FRANSIZ HÜKÜMETİNE EYLEMCİLERLE GÖRÜŞME ÇAĞRISI

“Vicdanların uyanması için çağrı yapıyoruz” denilen metinde, Fransız hükümetine de eylemciler nezdinde girişimde bulunulması çağrısı yapıldı.

Çağrı metninde, devamla şöyle denildi: “Özgürlüğümüz için cephede olan Kürtlerin yardımına koşulmalı ve sesleri duyulmalı. Fransız hükümetinden eylemcilerle Strasbourg’da yerinde görüşmesini istiyoruz.”

Fransız medyasının sessizliğinin de eleştirildiği metinde, “Medyayı sessizliğini bozmaya, (açlık grevcilerinin) eylemleri hakkında bilgilendirmeye ve taleplerini (topluma) duyurmaya çağırıyoruz” ifadelerine yer verildi. Fransa’daki tüm demokratik kesimlere de seslenilen metinde, “Fransa’nın tüm demokratlarını, (eylemcilerin) yaşamına mal olabilecek bu umursamazlığın kırılması için seferber olmaya çağırıyoruz”
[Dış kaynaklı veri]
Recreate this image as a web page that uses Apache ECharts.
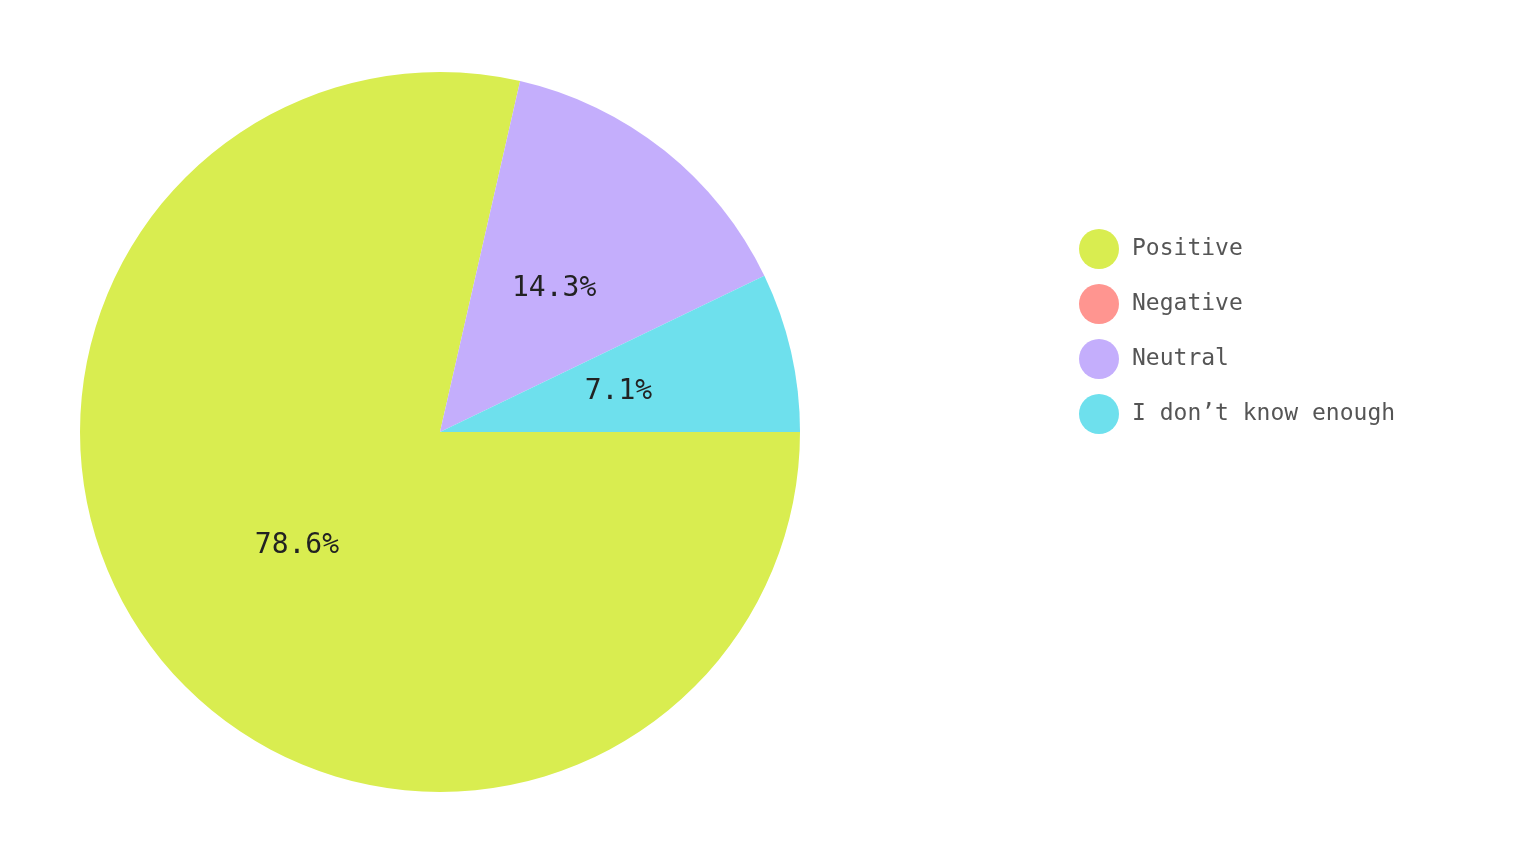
<!DOCTYPE html>
<html>
<head>
<meta charset="utf-8">
<script src="https://cdn.jsdelivr.net/npm/echarts@6/dist/echarts.min.js"></script>
<style>html,body{margin:0;padding:0;background:#fff}#main{width:1536px;height:864px}</style>
</head>
<body>
<div id="main"></div>
<script>
var categories = ['Positive', 'Negative', 'Neutral', 'I don\u2019t know enough'];
var counts = [11, 0, 2, 1];
var colors = ['#d9ed50', '#ff9590', '#c4aefc', '#6ee0ed'];

var chart = echarts.init(document.getElementById('main'));
var option = {
  color: colors,
  legend: {
    orient: 'vertical',
    left: 1074, top: 224,
    icon: 'circle',
    itemWidth: 40, itemHeight: 40, itemGap: 15,
    textStyle: { fontFamily: 'DejaVu Sans Mono', fontSize: 23, color: '#555', padding: [0, 0, 0, 8] },
    data: categories
  },
  series: [{
    type: 'pie',
    center: [440, 432],
    radius: 360,
    startAngle: 0,
    clockwise: true,
    silent: true,
    label: {
      position: 'inside',
      fontFamily: 'DejaVu Sans Mono',
      fontSize: 28,
      color: '#222',
      formatter: function (p) { return p.value ? p.percent.toFixed(1) + '%' : ''; }
    },
    labelLine: { show: false },
    data: categories.map(function (c, i) { return { name: c, value: counts[i] }; })
  }]
};
chart.setOption(option);
</script>
</body>
</html>
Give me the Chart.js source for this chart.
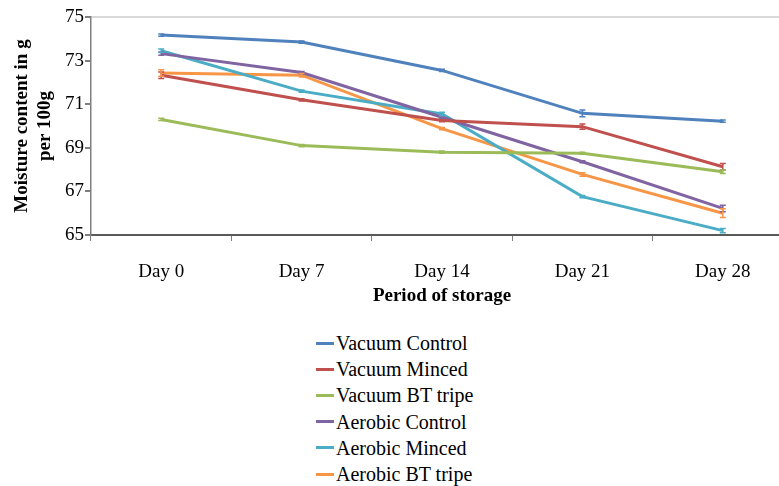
<!DOCTYPE html>
<html>
<head>
<meta charset="utf-8">
<script src="https://cdn.jsdelivr.net/npm/chart.js@4.4.1/dist/chart.umd.min.js"></script>
<style>
  html, body { margin: 0; padding: 0; background: #fff; overflow: hidden; width: 779px; height: 486px; }
  #wrap { position: absolute; left: 0; top: 0; width: 793px; height: 320px; }
  #legend { position: absolute; left: 316px; top: 330px; font-family: "Liberation Serif", "DejaVu Serif", serif; font-size: 20px; color: #000; }
  #legend .item { height: 26.2px; line-height: 26.2px; display: flex; align-items: center; white-space: nowrap; }
  #legend .sw { width: 18px; height: 3px; margin-right: 2px; }
</style>
</head>
<body>
<div id="wrap"><canvas id="chart" width="793" height="320"></canvas></div>
<div id="legend"></div>
<script>
// Storage days
const categories = ["Day 0", "Day 7", "Day 14", "Day 21", "Day 28"];

// Moisture content (g per 100 g) by treatment
const vacuumControl   = [74.17, 73.85, 72.55, 70.58, 70.22];
const vacuumMinced    = [72.33, 71.20, 70.25, 69.97, 68.13];
const vacuumBTtripe   = [70.30, 69.10, 68.80, 68.75, 67.90];
const aerobicControl  = [73.32, 72.45, 70.40, 68.36, 66.22];
const aerobicMinced   = [73.45, 71.60, 70.55, 66.76, 65.20];
const aerobicBTtripe  = [72.43, 72.33, 69.88, 67.78, 66.00];

// Standard errors
const vacuumControlErr  = [0.05, 0.05, 0.05, 0.15, 0.05];
const vacuumMincedErr   = [0.15, 0.05, 0.05, 0.12, 0.15];
const vacuumBTtripeErr  = [0.05, 0.05, 0.05, 0.05, 0.08];
const aerobicControlErr = [0.08, 0.05, 0.05, 0.05, 0.15];
const aerobicMincedErr  = [0.08, 0.05, 0.08, 0.05, 0.10];
const aerobicBTtripeErr = [0.15, 0.08, 0.05, 0.08, 0.20];

// Axis range
const yMin = 65, yMax = 75, yStep = 2;

const seriesNames = ["Vacuum Control", "Vacuum Minced", "Vacuum BT tripe", "Aerobic Control", "Aerobic Minced", "Aerobic BT tripe"];
const seriesValues = [vacuumControl, vacuumMinced, vacuumBTtripe, aerobicControl, aerobicMinced, aerobicBTtripe];
const seriesErrors = [vacuumControlErr, vacuumMincedErr, vacuumBTtripeErr, aerobicControlErr, aerobicMincedErr, aerobicBTtripeErr];
const seriesColors = ["#4F81BD", "#C0504D", "#9BBB59", "#8064A2", "#4BACC6", "#F79646"];

const serif = '"Liberation Serif", "DejaVu Serif", serif';

const datasets = seriesNames.map((name, i) => ({
  label: name,
  data: seriesValues[i],
  errors: seriesErrors[i],
  borderColor: seriesColors[i],
  backgroundColor: seriesColors[i],
  borderWidth: 3,
  pointRadius: 0,
  pointHoverRadius: 0,
  tension: 0,
  fill: false
}));

// Small vertical error bars with caps
const errorBars = {
  id: 'errorBars',
  afterDatasetsDraw(chart) {
    const ctx = chart.ctx;
    const y = chart.scales.y;
    chart.data.datasets.forEach((ds, di) => {
      const meta = chart.getDatasetMeta(di);
      ctx.save();
      ctx.strokeStyle = ds.borderColor;
      ctx.lineWidth = 1.5;
      meta.data.forEach((pt, j) => {
        const e = ds.errors[j];
        const v = ds.data[j];
        const y1 = y.getPixelForValue(v - e);
        const y2 = y.getPixelForValue(v + e);
        ctx.beginPath();
        ctx.moveTo(pt.x, y1); ctx.lineTo(pt.x, y2);
        ctx.moveTo(pt.x - 3, y1); ctx.lineTo(pt.x + 3, y1);
        ctx.moveTo(pt.x - 3, y2); ctx.lineTo(pt.x + 3, y2);
        ctx.stroke();
      });
      ctx.restore();
    });
  }
};

const chart = new Chart(document.getElementById('chart'), {
  type: 'line',
  data: { labels: categories, datasets },
  plugins: [errorBars],
  options: {
    responsive: false,
    devicePixelRatio: 1,
    animation: false,
    layout: { padding: { top: 17, right: 0, bottom: 0, left: 0 } },
    plugins: { legend: { display: false }, tooltip: { enabled: false } },
    scales: {
      x: {
        type: 'category',
        offset: true,
        afterFit(scale) { scale.height = 85; },
        grid: { offset: true, drawOnChartArea: false, color: '#7f7f7f', tickLength: 6, tickColor: '#7f7f7f' },
        border: { color: '#595959', width: 2 },
        ticks: { color: '#000', font: { family: serif, size: 19 }, padding: 20, maxRotation: 0 },
        title: { display: true, text: 'Period of storage', color: '#000', font: { family: serif, size: 19, weight: 'bold' }, padding: { top: 0, bottom: 13 } }
      },
      y: {
        min: yMin, max: yMax,
        afterFit(scale) { scale.width = 91; },
        grid: {
          color: (c) => (c.tick && c.tick.value === yMax ? '#d9d9d9' : 'rgba(0,0,0,0)'),
          lineWidth: 2,
          tickLength: 6,
          tickColor: '#7f7f7f'
        },
        border: { color: '#7f7f7f', width: 1.5 },
        ticks: { stepSize: yStep, color: '#000', font: { family: serif, size: 19 }, padding: 1 },
        title: { display: true, text: ['Moisture content in g', 'per 100g'], color: '#000', font: { family: serif, size: 19, weight: 'bold', lineHeight: 1.2 }, padding: { top: 11, bottom: 0 } }
      }
    }
  }
});

// Legend listing the series one per row
const legend = document.getElementById('legend');
chart.data.datasets.forEach(ds => {
  const row = document.createElement('div');
  row.className = 'item';
  const sw = document.createElement('span');
  sw.className = 'sw';
  sw.style.background = ds.borderColor;
  const txt = document.createElement('span');
  txt.textContent = ds.label;
  row.appendChild(sw);
  row.appendChild(txt);
  legend.appendChild(row);
});
</script>
</body>
</html>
Çağrı metninin sonunda, “İnsan hakları ülkesi Fransa’nın uyanması için Strasbourg’daki açlık grevi eylemcilerinden birisinin ölmesi mi gerekiyor?” ifadeleriyle, açlık grevi direnişine yönelik sessizliğe son verilmesi çağrısı yapıldı.

Humanité gazetesinde yayınlanan metinde imzası bulunan isimler şunlar: Ariane Ascaride (Sinema sanatçısı), Josiane Balasko (Yönetmen, senaryo yazarı), Rony Brauman (Doktor, Sınır Tanımayan Doktorlar Örgütü -MSF eski Başkanı), Pierre Laurent (Senatör, Fransız Komünist Partisi eski Genel Sekreteri), Gérard Mordillat (Roman yazarı, sinemacı) Robin Renucci (Aktör-Yönetmen).